Pension and workers funds awarded $259 million after partner sells business, prepays loans en masse

Court says Plenary Group Canada 'expressly' undertook fiduciary duties concerning the funds

Pension and workers funds awarded $259 million after partner sells business, prepays loans en masse

The Manitoba Court of King’s Bench has awarded $259 million to employee pension and injured workers funds, finding that a public infrastructure developer breached its fiduciary duties to the funds when it sold its entire business and prepaid long-term loans to the funds en masse.

Justice David Kroft wrote in his Nov. 29 decision that Plenary Group Canada and its entities “owed duties of loyalty, to avoid conflicts of interest, to account and to act in the best interests of the funds."

Kroft added that he specifically rejected the developer’s characterization of the sale "as no more than Plenary selling its assets and using the proceeds to pay out the plaintiffs' loans. That description runs contrary to the facts as I have found them to be and, to some degree, trivializes its relationship with the plaintiffs.”

The funds involved in the case are WSIB Investments (Infrastructure) Pooled Fund Trust and 1697125 Ontario Inc. WSIB is owned by the Workplace Safety and Insurance Board of Ontario and pays out workplace safety and illness claims to Ontarians. 1697125 Ontario Inc. is owned by the Colleges of Applied Arts and Technology Pension Plan and provides defined pension plans for pension members.

To help meet their payment obligations to beneficiaries, the two plans began partnering with Plenary in 2010 to invest in P3s—public infrastructure projects in which private sector companies assume a large share of the financing, construction, and long-term maintenance. The parties agreed to a bespoke arrangement in which the plaintiffs were designated as limited partners and contributed a predetermined amount of capital to a fund.

When the plaintiffs agreed to a P3 project, Plenary, the general partner in the arrangement, would borrow money from the plaintiffs’ fund for Plenary entities to invest in the project. The entities would then repay the money, with interest, to the fund over the course of the project’s life.

In 2020, Plenary sold its business to the Caisse de depot et placement du Quebec (CDPQ), including all its loans with the plaintiffs. At the time of the sale, the plaintiffs had set up three funds with Plenary to pursue P3 investments in Canada and the US, which held 33 loans averaging more than 30 years.

To facilitate its sale to CDPQ, Plenary had its entities prepay all its loans to the plaintiffs en masse, arguing it was allowed to do so based on a provision in each loan agreement that allowed the borrower to prepay a loan with five days’ notice. The plaintiffs sued Plenary, arguing that the developer’s surprise sale breached its contractual partnership with the plaintiffs and the fiduciary duties it owed to them.

In his decision, Kroft sided with the plaintiffs, finding that the loan agreements did not allow Plenary to “pre-pay the loans en masse for reasons unconnected to the loan itself or the project it funds.”

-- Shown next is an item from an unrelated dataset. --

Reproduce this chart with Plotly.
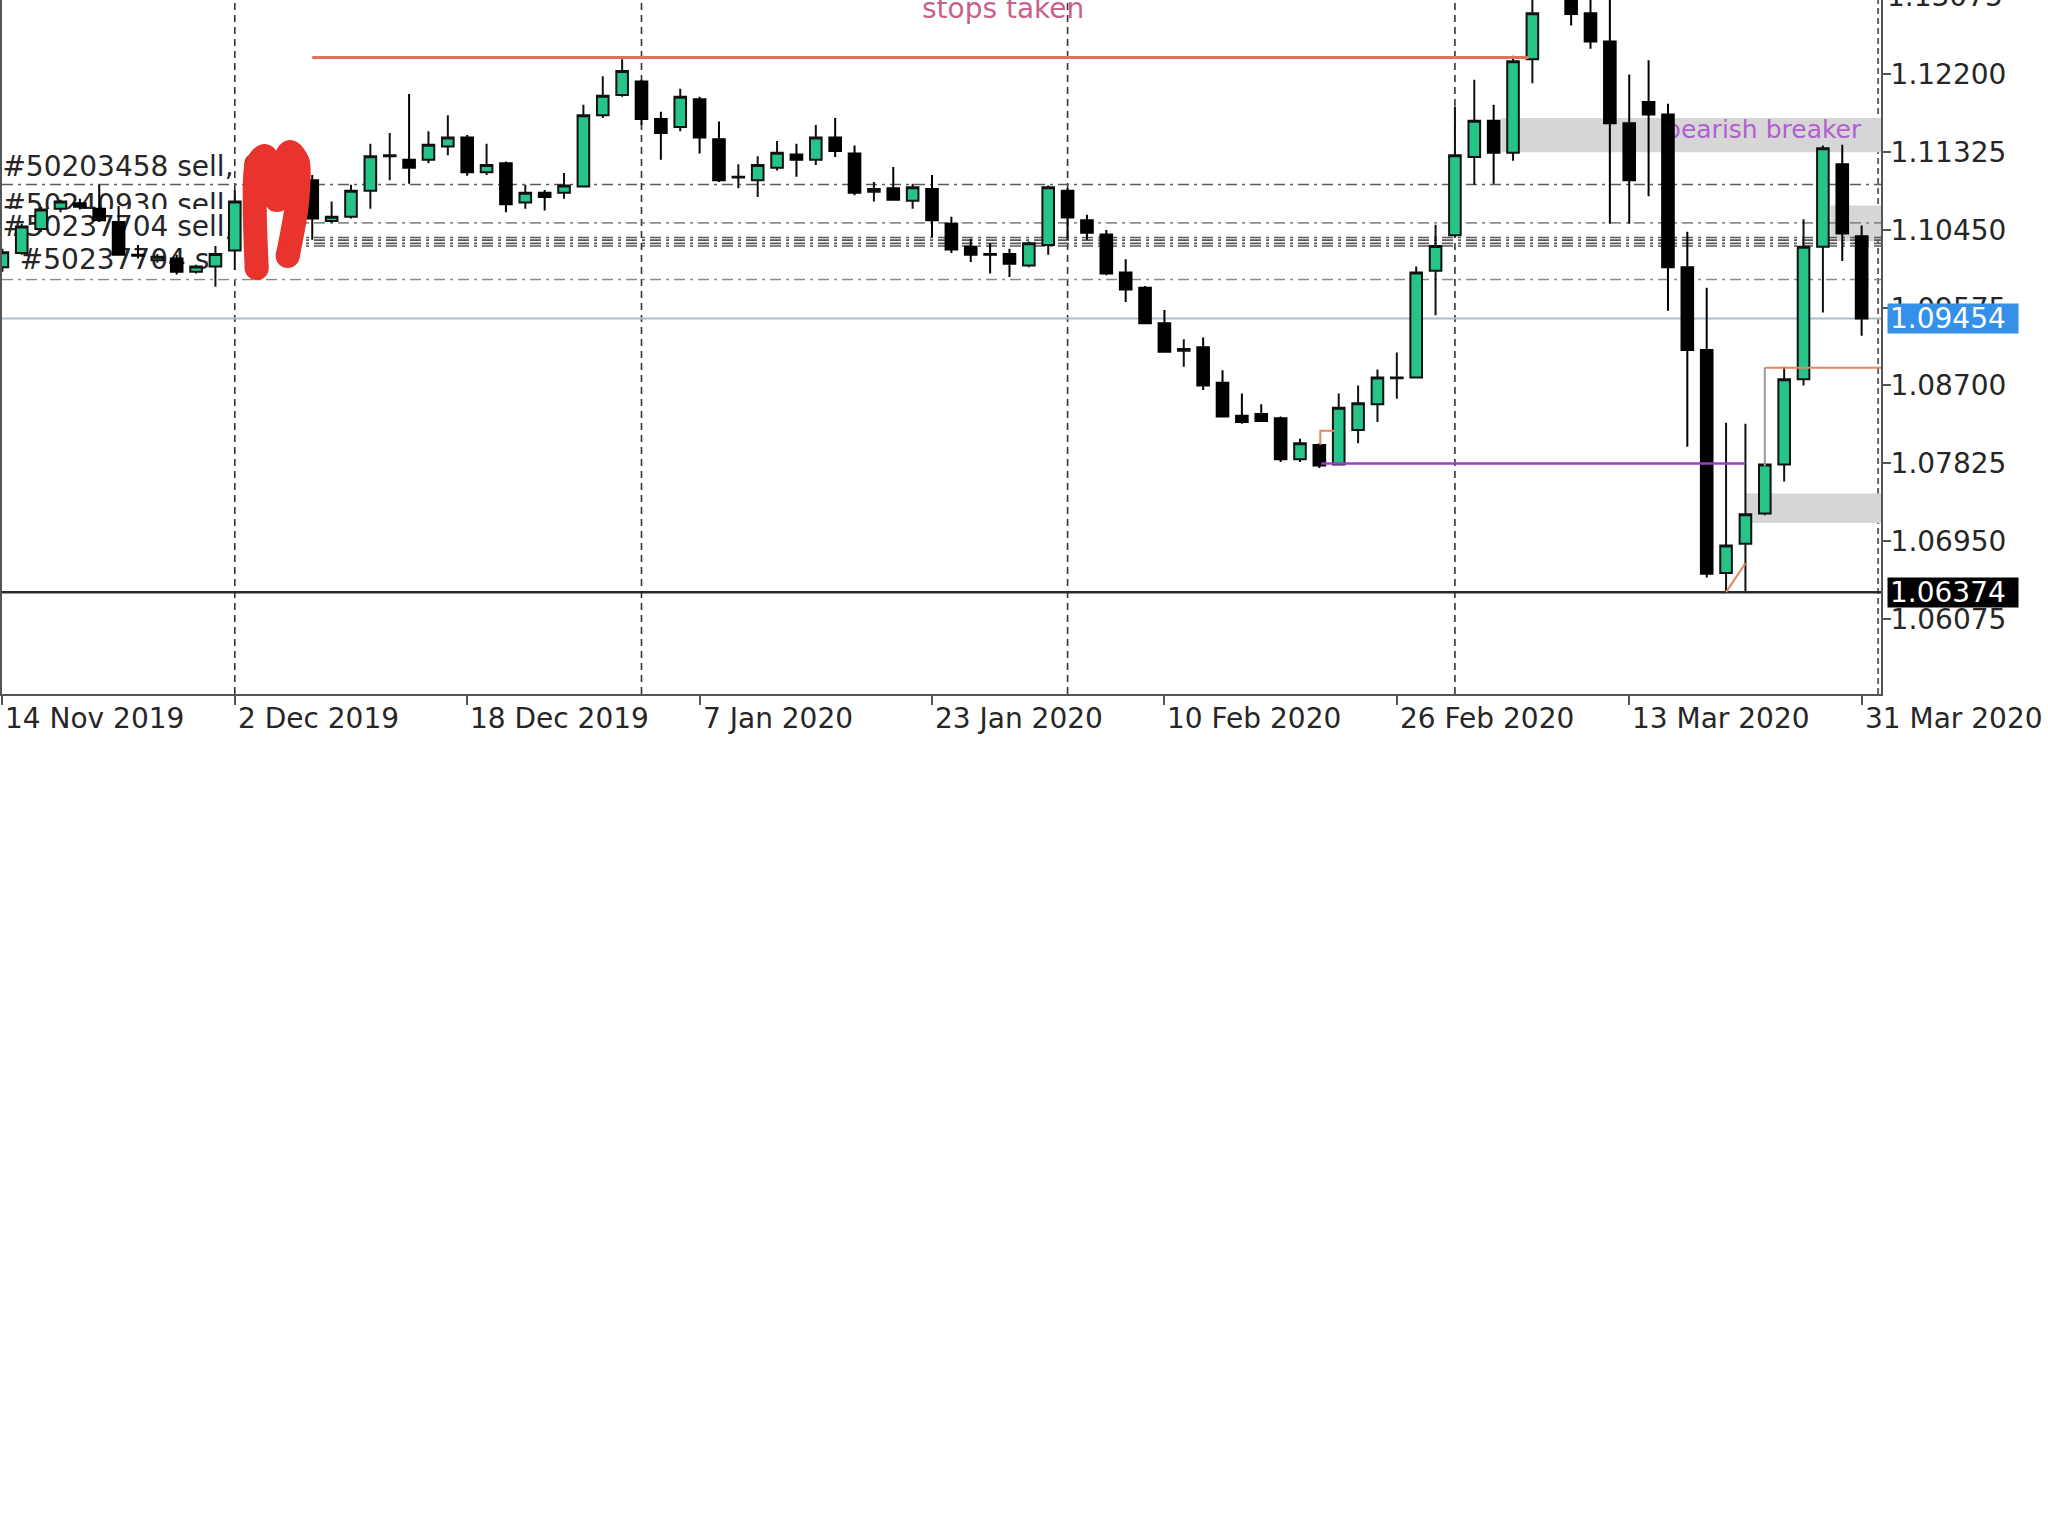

While this is clear from the “common sense interpretation” of the loan agreements’ prepayment provisions, Kroft said the circumstances surrounding the negotiation of Plenary’s partnership with the plaintiffs also support this conclusion. This includes the fact that "the essence of the arrangement between the plaintiffs and [Plenary] was intended to be an exclusive, long-term investment partnership, providing reliable equity funding for PG Canada and long-term stable cashflows for the plaintiffs.”

The court found Plenary “expressly” undertook fiduciary duties concerning the plaintiffs in the context of their partnership and breached them with the en masse prepayments. The court also found that Plenary entities, officers, and directors were liable for knowingly being involved in the breaches of fiduciary duty and profiting off the CDPQ sale.

Dena Varah, a partner at Lenczner Slaght who represented the plaintiffs, told Canadian Lawyer Kroft’s decision confirmed that “the structure of an arrangement actually matters” and partnerships like the one between the plaintiffs and Plenary involved duties “that are not going to be so easily displaced, certainly not without significant discussion and agreement.

“That was an important part of our case… the vulnerability that our clients had to that structure and to the fiduciaries who were running it,” Varah says. She added that Kroft’s decision was “a reinforcement, really, of what the court has done vis-à-vis contractual interpretation over the last 10 years.”

“It is a reinforcement of fiduciary relationships, and also it's a reinforcement of, you don't get to profit from those fiduciary relationships,” Varah adds. “The remedy of a disgorgement says you have to give back what was basically self-dealing. You took advantage of this. You took what belonged to the limited partners for yourself, and you don't get to keep it.”

Counsel for Plenary did not respond to a request for comment.